OK, fine, hagiography is important. But what has it to do with St. Brigid?
We have potentially 7 Lives of St Brigid. From these seven, it is possible that all seven were based on a compilation by a lad called Ultan, Bishop of Ardbraccon. Now, this is in Meath, near where Brigid’s mother, Broicseach, was born. His reasons for interest in St Brigid is obvious, right?
Anyway, we have seven early lives, although we only have authors for three of them.
The Seven main Lives of St Brigid
The Life of St Brigit by Cogitosus, written approx 650-675CE. Reputedly, as I said above, propaganda for Kildare. (70+ copies exist today!)
Vita Prima, author unknown, but thought to heavily reflect Ultan’s original text, written 7th or 8th century. (25 copies exist today)
Bethu Brigte, my favourite hagiography cos it’s written in Old Irish as well as Latin. The date here gets even more vague, sometime between 600CE and 900CE. And as far as I’m aware, the language determines that date, rather than anything else.
The Metrical Life (so-called because it’s written in Latin hexameter) written by a bishop of Fiesole, Italy called Donatus. Now Donatus was reputedly born and reared in Ireland, hence his interest in St. Brigid. 2004 lines of verse, so fair play to him! He lived 829 – 876, so it was written sometime during that period.
Life of St Brigid by an English monk called Laurence, prior of Durham, in the 1130s. Yeah, we’re getting later now alright, and this was in and around the time of some reformation in the church.
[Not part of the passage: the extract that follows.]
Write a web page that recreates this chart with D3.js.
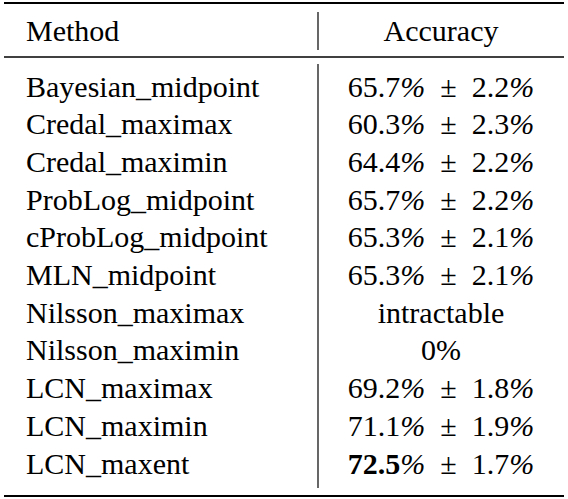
<!DOCTYPE html>
<html><head><meta charset="utf-8">
<script src="https://cdn.jsdelivr.net/npm/d3@7"></script>
<style>body{margin:0;background:#fff} text{font-family:"Liberation Serif","Times New Roman","DejaVu Serif",serif}</style></head>
<body><svg id="c" width="568" height="499"></svg>
<script>
const headers = ["Method", "Accuracy"];
const methods = ["Bayesian_midpoint","Credal_maximax","Credal_maximin","ProbLog_midpoint","cProbLog_midpoint","MLN_midpoint","Nilsson_maximax","Nilsson_maximin","LCN_maximax","LCN_maximin","LCN_maxent"];
const accuracy = [65.7,60.3,64.4,65.7,65.3,65.3,null,0,69.2,71.1,72.5];
const errors = [2.2,2.3,2.2,2.2,2.1,2.1,null,null,1.8,1.9,1.7];
const labels = ["","","","","","","intractable","0%","","",""];
const best = 10;

const svg = d3.select("#c");
const fs = 30;
const y = d3.scalePoint().domain(d3.range(methods.length)).range([86, 463]);
const xL = 26, xC = 441, xV = 318;

svg.append("line").attr("x1",4).attr("x2",564).attr("y1",3).attr("y2",3).attr("stroke","#000").attr("stroke-width",2);
svg.append("line").attr("x1",4).attr("x2",564).attr("y1",57).attr("y2",57).attr("stroke","#000").attr("stroke-width",1.3);
svg.append("line").attr("x1",4).attr("x2",564).attr("y1",496).attr("y2",496).attr("stroke","#000").attr("stroke-width",2);
svg.append("line").attr("x1",xV).attr("x2",xV).attr("y1",12).attr("y2",50).attr("stroke","#000").attr("stroke-width",1.2);
svg.append("line").attr("x1",xV).attr("x2",xV).attr("y1",64).attr("y2",488).attr("stroke","#000").attr("stroke-width",1.2);

svg.append("text").attr("x",xL).attr("y",30).attr("dy","0.35em").attr("font-size",fs).text(headers[0]);
svg.append("text").attr("x",xC).attr("y",30).attr("dy","0.35em").attr("text-anchor","middle").attr("font-size",fs).text(headers[1]);

const rows = svg.selectAll("g.r").data(methods).join("g").attr("class","r");
rows.append("text").attr("x",xL).attr("y",(d,i)=>y(i)).attr("dy","0.35em").attr("font-size",fs).text(d=>d);
rows.append("text").attr("x",xC).attr("y",(d,i)=>y(i)).attr("dy","0.35em").attr("text-anchor","middle").attr("font-size",fs)
  .each(function(d,i){
    const t = d3.select(this);
    if (labels[i]) { t.text(labels[i]); return; }
    t.append("tspan").attr("font-weight", i===best?"bold":null).text(accuracy[i].toFixed(1));
    t.append("tspan").attr("font-style","italic").text("%");
    t.append("tspan").text("\u2002±\u2002" + errors[i].toFixed(1));
    t.append("tspan").attr("font-style","italic").text("%");
  });
</script></body></html>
12th century redaction of the Vita Prima – interestingly, scholars sometimes call this the Animosus Life, because it was thought to be the Life referred to in Donatus, but more modern scholars believe Donatus was referring to Cogitosus. Please notice the “believes”, “thought” and distinct lack of definite fact here!
Abridged version of the Vita Prima, written- even more vaguely – sometime between 900 and 1200 CE. It’s in the form of a homily and appears in the Leabhar Breac and The Book of Lismore.
Are these the only hagiographies available?
There are plenty of other, more minor or less important, thorough lives available as well. Check out Chapter 3 of Noel Kissane’s Saint Brigid of Kildare: Life, Legend and Cult for more details. And indeed, this book provided the list above as well. Very useful book in generally.
Once the printing press was invented in the 15th century (thank you Herr Gutenberg), the laborious process of copying manuscripts by hand wasn’t completely eliminated, but it was certainly easier to print multiple copies of the same hagiography!
So, we can see a bit of an explosion of religious literature in particular following this invention. Indeed, the Gutenberg Bible was the first book to be printed. Now, the later or more minor lives add very little in terms of extra or new information to our knowledge on Brigid. But’s that’s ok. Really, those redactions or outlines show her popularity through the centuries more than anything else.
So there we go. An outline and explanation of what a hagiography is, what the major Brigid hagiographies are and why they are important.
Not bibliography, but a fascinating insight into how our ancestors from around the Christian world thought about one of Ireland’s most helpful and probably most venerated, saints. And a good insight into the deity as well, in my opinion!